In practical terms, that means testing your plan at multiple spending levels, not one single number. Run base, moderate-stress, and high-stress scenarios in the calculator. If the plan only works in perfect conditions, it is likely too fragile.
How to improve your withdrawal capacity
- Delay retirement by 1 to 3 years: This shortens withdrawal years and adds contribution/compounding years.
- Increase annual savings before retirement: Even moderate increases can materially boost final balances.
- Reduce fixed expenses: Lower baseline spending gives you more flexibility in market downturns.
- Delay Social Security where possible: Higher lifetime monthly benefits can reduce dependence on portfolio withdrawals.
- Use dynamic spending rules: Commit in advance to temporary spending adjustments when markets underperform.
A simple interpretation framework
After calculating, classify your result into one of three zones:
- Comfort zone: Portfolio supports target spending with room for inflation and market variation.
- Caution zone: Plan works, but with little buffer. Requires monitoring and flexible discretionary spending.
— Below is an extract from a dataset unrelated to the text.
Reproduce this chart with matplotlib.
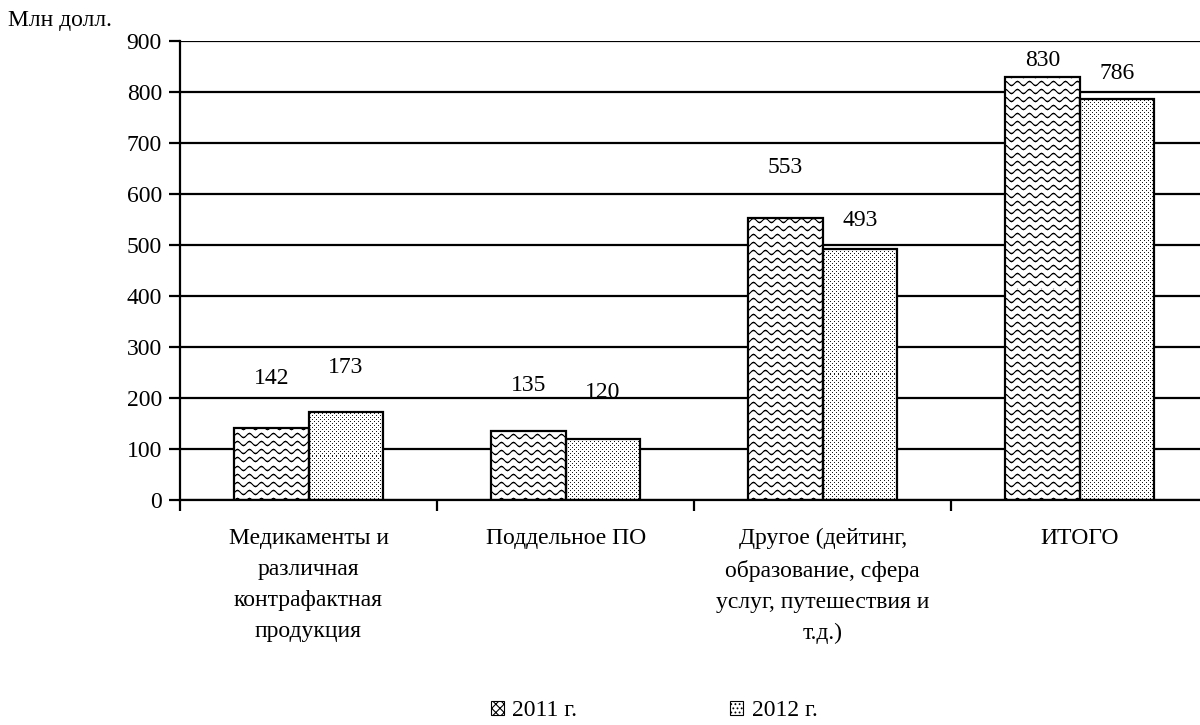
import matplotlib
matplotlib.use('Agg')
import matplotlib.pyplot as plt
import numpy as np
from matplotlib.patches import Patch

plt.rcParams['font.family'] = ['Liberation Serif', 'DejaVu Serif']
plt.rcParams['hatch.linewidth'] = 0.8

# data
categories = ['Медикаменты и\nразличная\nконтрафактная\nпродукция',
              'Поддельное ПО',
              'Другое (дейтинг,\nобразование, сфера\nуслуг, путешествия и\nт.д.)',
              'ИТОГО']
values_2011 = [142, 135, 553, 830]
values_2012 = [173, 120, 493, 786]
series_names = ['2011 г.', '2012 г.']
yticks = [0, 100, 200, 300, 400, 500, 600, 700, 800, 900]
# how far above the bar each number sits (data units)
label_lift_2011 = [97, 90, 100, 33]
label_lift_2012 = [88, 92, 56, 51]

FS = 17
DPI = 100

fig = plt.figure(figsize=(12, 7.25), dpi=DPI)
ax = fig.add_axes([0.15, 0.31, 0.857, 0.633])
ax.set_xlim(-0.5, 3.5)
ax.set_ylim(0, 900)

x = np.arange(len(categories))
w = 0.29

ax.set_axisbelow(True)
ax.yaxis.grid(True, color='black', linewidth=1.6)
ax.set_yticks(yticks)
ax.tick_params(axis='y', direction='out', length=8, width=1.6, pad=5, labelsize=FS)

bars1 = ax.bar(x - w / 2, values_2011, w, color='white', edgecolor='none', zorder=2)
bars2 = ax.bar(x + w / 2, values_2012, w, color='white', edgecolor='none', zorder=2)


def wave_texture(px, py):
    # horizontal wavy lines
    d = np.mod(py + 2.0 * np.sin(2 * np.pi * px / 12.0), 8.0)
    d = np.minimum(d, 8.0 - d)
    return np.clip(1.3 - d, 0, 1)


def dot_texture(px, py):
    px = px.astype(int)
    py = py.astype(int)
    a = ((px % 4 == 0) & (py % 4 == 0)) | ((px % 4 == 2) & (py % 4 == 2))
    return a * 0.9


def fill_pattern(bars, texture):
    for b in bars:
        x0, y0 = b.get_x(), b.get_y()
        x1, y1 = x0 + b.get_width(), y0 + b.get_height()
        (p0x, p0y), (p1x, p1y) = ax.transData.transform([(x0, y0), (x1, y1)])
        nw = max(int(round(p1x - p0x)), 1)
        nh = max(int(round(p1y - p0y)), 1)
        cols = np.arange(nw) + int(round(p0x))
        rows = np.arange(nh)[::-1] + int(round(p0y))
        PX, PY = np.meshgrid(cols, rows)
        alpha = texture(PX, PY)
        img = np.zeros((nh, nw, 4))
        img[..., 3] = alpha
        ax.imshow(img, extent=(x0, x1, y0, y1), interpolation='nearest',
                  aspect='auto', zorder=2.5, clip_path=b, clip_on=True)


fig.canvas.draw()
fill_pattern(bars1, wave_texture)
fill_pattern(bars2, dot_texture)
ax.set_xlim(-0.5, 3.5)
ax.set_ylim(0, 900)

# outlines on top of the textures
ax.bar(x - w / 2, values_2011, w, color='none', edgecolor='black', linewidth=1.6, zorder=3)
ax.bar(x + w / 2, values_2012, w, color='none', edgecolor='black', linewidth=1.6, zorder=3)

for i in range(len(categories)):
    ax.text(x[i] - w / 2, values_2011[i] + label_lift_2011[i], str(values_2011[i]),
            ha='center', va='center', fontsize=FS)
    ax.text(x[i] + w / 2, values_2012[i] + label_lift_2012[i], str(values_2012[i]),
            ha='center', va='center', fontsize=FS)

ax.set_xticks(x)
ax.set_xticklabels(categories, fontsize=FS, linespacing=1.62, va='top')
ax.tick_params(axis='x', which='major', length=0, pad=20)
ax.set_xticks(np.arange(-0.5, 3.6, 1.0), minor=True)
ax.tick_params(axis='x', which='minor', direction='out', length=8, width=1.6)

for s in ['top', 'right']:
    ax.spines[s].set_visible(False)
for s in ['left', 'bottom']:
    ax.spines[s].set_linewidth(1.6)

fig.text(0.007, 0.972, 'Млн долл.', fontsize=FS, ha='left', va='center')

handles = [Patch(facecolor='white', edgecolor='black', hatch='xxxx', linewidth=0.8),
           Patch(facecolor='white', edgecolor='black', hatch='....', linewidth=0.8)]
fig.legend(handles, series_names, loc='center', bbox_to_anchor=(0.545, 0.02), ncol=2,
           frameon=False, fontsize=FS, handlelength=0.55, handleheight=0.55,
           handletextpad=0.35, columnspacing=6.5)

fig.savefig('out.png', dpi=DPI)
- Risk zone: Portfolio likely depletes early under current assumptions. Action needed now.
This framework helps you make decisions faster. You do not need exact certainty to improve your plan. You need a disciplined process and annual recalibration.
Bottom line
The question is not only “how much can I pull from retirement?” It is “how much can I pull sustainably while preserving my lifestyle and reducing the chance of running out of money?” Use this calculator to stress test your retirement income, then update it every year with actual balances, revised expenses, and realistic return assumptions.
When in doubt, use conservative inputs, include inflation, and keep spending flexible. A retirement plan that can adapt is usually more valuable than one that looks perfect on paper but breaks under real-world volatility.